(JBD & RHS)
North Vernon Limestone,
Type locality and reference sections: The name Beechwood Limestone Member was given by Butts (1915, p. 120) to several feet of gray thick-bedded coarse-grained crinoidal limestone exposed near Beechwood Station east of Louisville, Jefferson County, Ky. This limestone had been called the Encrinital (Encrinal, Crinoidal) Limestone of early reports and in Indiana was the restricted Sellersburg Limestone of Siebenthal (1901b, p. 345-346). (See the North Vernon article for evolution of North Vernon nomenclature.)
A principal reference section for the Beechwood was designated in Louisville by Orr and Pollock (1968, p. 2258-2261) as were three reference sections in Indiana at Sellersburg and Speed in Clark County and near Elizabethtown in Bartholomew County. Still another Indiana reference section was designated by Burger and Patton (1970, p. 11) at North Vernon, Jennings County.
Description: The Beechwood Member in Indiana is the upper North Vernon member where it can be separately recognized from Speed and Silver Creek rocks below. It consists of light- to dark-gray and brown fine-grained to very coarse grained (calcarenitic with sparry cement) crinoidal limestone commonly containing glauconite in its upper part and black rounded phosphate grains or pebbles in its lower part; some shale is present in places; also, macrofossils, especially brachiopods, are abundant.
The Beechwood overlies unconformably (but not everywhere?: Patton and Dawson, 1955, p. 42) the Silver Creek and Speed Members of the North Vernon, or North Vernon rocks not identified to member, or the Vernon Fork Member of the Jeffersonville Limestone (lower Middle Devonian). It is overlain by the New Albany Shale, variably conformably (Blocher Member) and unconformable (Blocher and Selmier Members).
The Beechwood is recognized, often with difficulty, along the Devonian outcrop as far north as Jennings and Bartholomew Counties (Burger and Patton, 1970, p. 11; Droste and Shaver, 1975a, p. 405). Although the Beechwood is recognizable in the subsurface, its subsurface distribution and character have not been defined in print. In and near the outcrop area the Beechwood is thin, ranging from a depositional zero or a few inches to about 10 feet in thickness, and is thickest in Clark County and generally thinnest in its more northern distribution. (See Butts, 1915; Dawson, 1941; Patton and Dawson, 1955; Orr and Pollock, 1968; and Powell, 1970.)

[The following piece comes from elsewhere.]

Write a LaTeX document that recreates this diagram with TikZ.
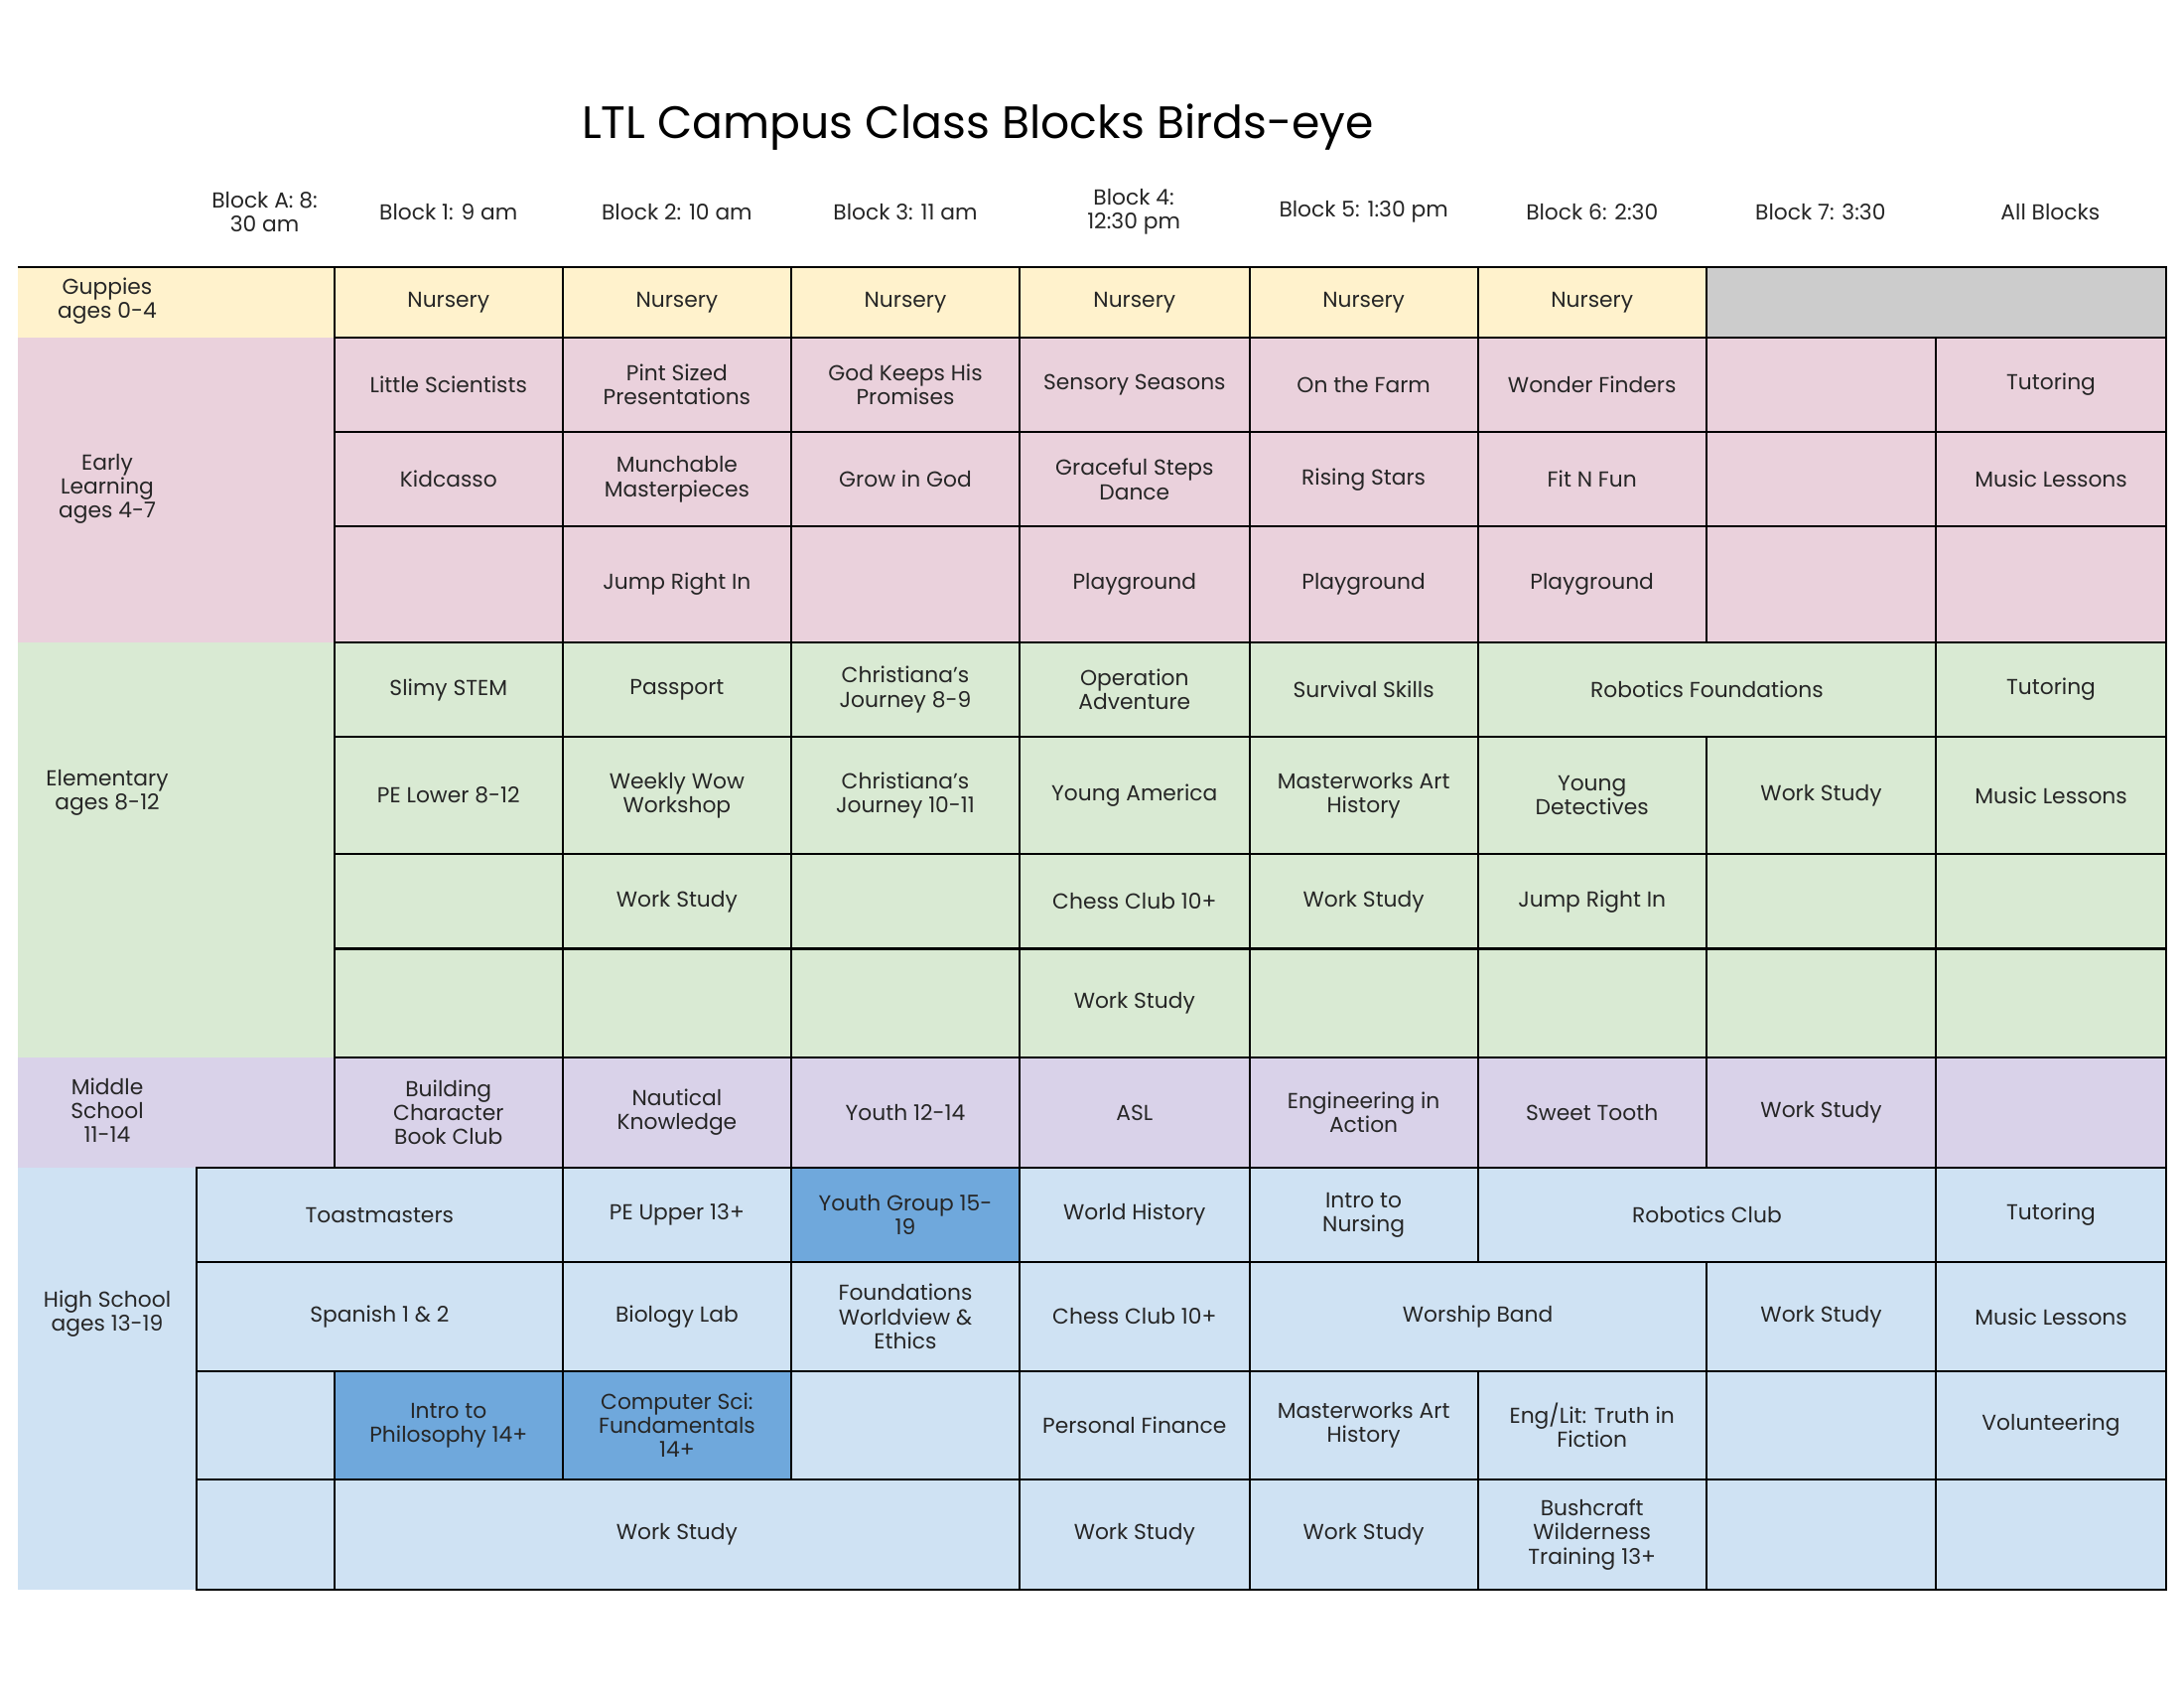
\documentclass[tikz,border=0pt]{standalone}
\usepackage{fontspec}
\setmainfont{Poppins}
\definecolor{yel}{HTML}{FFF2CC}
\definecolor{pnk}{HTML}{EAD1DC}
\definecolor{grn}{HTML}{D9EAD3}
\definecolor{pur}{HTML}{D9D2E9}
\definecolor{blu}{HTML}{CFE2F3}
\definecolor{hl}{HTML}{6FA8DC}
\definecolor{gry}{HTML}{CCCCCC}
\newcommand\cl[6]{\path[draw=black,line width=0.6pt,fill=#5] (#1,#3) rectangle (#2,#4);
 \node[txt] (n#1-#3) at ({(#1+#2)/2},{(#3+#4)/2}) {#6};}
\begin{document}
\begin{tikzpicture}[x=0.01403cm,y=-0.01403cm,
 txt/.style={font=\fontsize{6.2}{6.9}\selectfont,align=center,inner sep=0pt,text=black!85}]
\useasboundingbox[fill=white] (0,0) rectangle (1568,1212);
\node[font=\fontsize{13}{15}\selectfont] (title) at (702,91) {LTL Campus Class Blocks Birds-eye};
\foreach \x/\t [count=\i] in {190/{Block A: 8:\\30 am},322/{Block 1: 9 am},486/{Block 2: 10 am},650/{Block 3: 11 am},814/{Block 4:\\12:30 pm},979/{Block 5: 1:30 pm},1143/{Block 6: 2:30},1307/{Block 7: 3:30},1472/{All Blocks}}
 \node[txt] (h\i) at (\x,152) {\t};
% label fills
\fill[yel] (13,192) rectangle (240,242);
\fill[pnk] (13,242) rectangle (240,461);
\fill[grn] (13,461) rectangle (240,759);
\fill[pur] (13,759) rectangle (240,838);
\fill[blu] (13,838) rectangle (141,1141);
\node[txt] (l1) at (77,216) {Guppies\\ages 0-4};
\node[txt] (l2) at (77,351) {Early\\Learning\\ages 4-7};
\node[txt] (l3) at (77,569) {Elementary\\ages 8-12};
\node[txt] (l4) at (77,797) {Middle\\School\\11-14};
\node[txt] (l5) at (77,943) {High School\\ages 13-19};
% Guppies
\foreach \a/\b in {240/404,404/568,568/732,732/897,897/1061,1061/1225}{\cl{\a}{\b}{192}{242}{yel}{Nursery}}
\cl{1225}{1555}{192}{242}{gry}{}
% Early
\cl{240}{404}{242}{310}{pnk}{Little Scientists}
\cl{404}{568}{242}{310}{pnk}{Pint Sized\\Presentations}
\cl{568}{732}{242}{310}{pnk}{God Keeps His\\Promises}
\cl{732}{897}{242}{310}{pnk}{Sensory Seasons}
\cl{897}{1061}{242}{310}{pnk}{On the Farm}
\cl{1061}{1225}{242}{310}{pnk}{Wonder Finders}
\cl{1225}{1390}{242}{310}{pnk}{}
\cl{1390}{1555}{242}{310}{pnk}{Tutoring}
\cl{240}{404}{310}{378}{pnk}{Kidcasso}
\cl{404}{568}{310}{378}{pnk}{Munchable\\Masterpieces}
\cl{568}{732}{310}{378}{pnk}{Grow in God}
\cl{732}{897}{310}{378}{pnk}{Graceful Steps\\Dance}
\cl{897}{1061}{310}{378}{pnk}{Rising Stars}
\cl{1061}{1225}{310}{378}{pnk}{Fit N Fun}
\cl{1225}{1390}{310}{378}{pnk}{}
\cl{1390}{1555}{310}{378}{pnk}{Music Lessons}
\cl{240}{404}{378}{461}{pnk}{}
\cl{404}{568}{378}{461}{pnk}{Jump Right In}
\cl{568}{732}{378}{461}{pnk}{}
\cl{732}{897}{378}{461}{pnk}{Playground}
\cl{897}{1061}{378}{461}{pnk}{Playground}
\cl{1061}{1225}{378}{461}{pnk}{Playground}
\cl{1225}{1390}{378}{461}{pnk}{}
\cl{1390}{1555}{378}{461}{pnk}{}
% Elementary
\cl{240}{404}{461}{529}{grn}{Slimy STEM}
\cl{404}{568}{461}{529}{grn}{Passport}
\cl{568}{732}{461}{529}{grn}{Christiana's\\Journey 8-9}
\cl{732}{897}{461}{529}{grn}{Operation\\Adventure}
\cl{897}{1061}{461}{529}{grn}{Survival Skills}
\cl{1061}{1390}{461}{529}{grn}{Robotics Foundations}
\cl{1390}{1555}{461}{529}{grn}{Tutoring}
\cl{240}{404}{529}{613}{grn}{PE Lower 8-12}
\cl{404}{568}{529}{613}{grn}{Weekly Wow\\Workshop}
\cl{568}{732}{529}{613}{grn}{Christiana's\\Journey 10-11}
\cl{732}{897}{529}{613}{grn}{Young America}
\cl{897}{1061}{529}{613}{grn}{Masterworks Art\\History}
\cl{1061}{1225}{529}{613}{grn}{Young\\Detectives}
\cl{1225}{1390}{529}{613}{grn}{Work Study}
\cl{1390}{1555}{529}{613}{grn}{Music Lessons}
\cl{240}{404}{613}{681}{grn}{}
\cl{404}{568}{613}{681}{grn}{Work Study}
\cl{568}{732}{613}{681}{grn}{}
\cl{732}{897}{613}{681}{grn}{Chess Club 10+}
\cl{897}{1061}{613}{681}{grn}{Work Study}
\cl{1061}{1225}{613}{681}{grn}{Jump Right In}
\cl{1225}{1390}{613}{681}{grn}{}
\cl{1390}{1555}{613}{681}{grn}{}
\cl{240}{404}{681}{759}{grn}{}
\cl{404}{568}{681}{759}{grn}{}
\cl{568}{732}{681}{759}{grn}{}
\cl{732}{897}{681}{759}{grn}{Work Study}
\cl{897}{1061}{681}{759}{grn}{}
\cl{1061}{1225}{681}{759}{grn}{}
\cl{1225}{1390}{681}{759}{grn}{}
\cl{1390}{1555}{681}{759}{grn}{}
% Middle
\cl{240}{404}{759}{838}{pur}{Building\\Character\\Book Club}
\cl{404}{568}{759}{838}{pur}{Nautical\\Knowledge}
\cl{568}{732}{759}{838}{pur}{Youth 12-14}
\cl{732}{897}{759}{838}{pur}{ASL}
\cl{897}{1061}{759}{838}{pur}{Engineering in\\Action}
\cl{1061}{1225}{759}{838}{pur}{Sweet Tooth}
\cl{1225}{1390}{759}{838}{pur}{Work Study}
\cl{1390}{1555}{759}{838}{pur}{}
% High School
\cl{141}{404}{838}{906}{blu}{Toastmasters}
\cl{404}{568}{838}{906}{blu}{PE Upper 13+}
\cl{568}{732}{838}{906}{hl}{Youth Group 15-\\19}
\cl{732}{897}{838}{906}{blu}{World History}
\cl{897}{1061}{838}{906}{blu}{Intro to\\Nursing}
\cl{1061}{1390}{838}{906}{blu}{Robotics Club}
\cl{1390}{1555}{838}{906}{blu}{Tutoring}
\cl{141}{404}{906}{984}{blu}{Spanish 1 \& 2}
\cl{404}{568}{906}{984}{blu}{Biology Lab}
\cl{568}{732}{906}{984}{blu}{Foundations\\Worldview \&\\Ethics}
\cl{732}{897}{906}{984}{blu}{Chess Club 10+}
\cl{897}{1225}{906}{984}{blu}{Worship Band}
\cl{1225}{1390}{906}{984}{blu}{Work Study}
\cl{1390}{1555}{906}{984}{blu}{Music Lessons}
\cl{141}{240}{984}{1062}{blu}{}
\cl{240}{404}{984}{1062}{hl}{Intro to\\Philosophy 14+}
\cl{404}{568}{984}{1062}{hl}{Computer Sci:\\Fundamentals\\14+}
\cl{568}{732}{984}{1062}{blu}{}
\cl{732}{897}{984}{1062}{blu}{Personal Finance}
\cl{897}{1061}{984}{1062}{blu}{Masterworks Art\\History}
\cl{1061}{1225}{984}{1062}{blu}{Eng/Lit: Truth in\\Fiction}
\cl{1225}{1390}{984}{1062}{blu}{}
\cl{1390}{1555}{984}{1062}{blu}{Volunteering}
\cl{141}{240}{1062}{1141}{blu}{}
\cl{240}{732}{1062}{1141}{blu}{Work Study}
\cl{732}{897}{1062}{1141}{blu}{Work Study}
\cl{897}{1061}{1062}{1141}{blu}{Work Study}
\cl{1061}{1225}{1062}{1141}{blu}{Bushcraft\\Wilderness\\Training 13+}
\cl{1225}{1390}{1062}{1141}{blu}{}
\cl{1390}{1555}{1062}{1141}{blu}{}
\coordinate (tl) at (13,192); \coordinate (tr) at (240,192);
\draw[line width=0.6pt] (tl) -- (tr);
\end{tikzpicture}
\end{document}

Correlation: The Beechwood has been correlated for more than 100 years with part of the Hamilton Group of New York principally on the basis of its brachiopods (Borden, 1874; Hall, 1879b; Kindle, 1899, p. 110; and Cooper and Warthin, 1942, p. 882-883, specifically the Centerfield Limestone Member of the Ludlowville Formation). Beechwood conodonts (Orr and Pollock 1968; Orr, 1971, p. 17) place this member in the lower part of the Polygnathus varcus Zone (middle Givetian, global standard) and in close correlation with the Ludlowville Formation (upper Hamilton) of New York. (See Rickard, 1975, pl. 3.)
Close correlative of the Beechwood in neighboring areas are: upper part of the Lingle Formation, Illinois (for which see Meents and Swann, 1965, and North, 1969) upper part of the Traverse Formation (Group), northern Indiana, northwestern Ohio, and Michigan; and the Beechwood Member (Sellersburg Limestone) and upper part of the Boyle Dolomite, western and central Kentucky. (See Shaver and others, 1985.)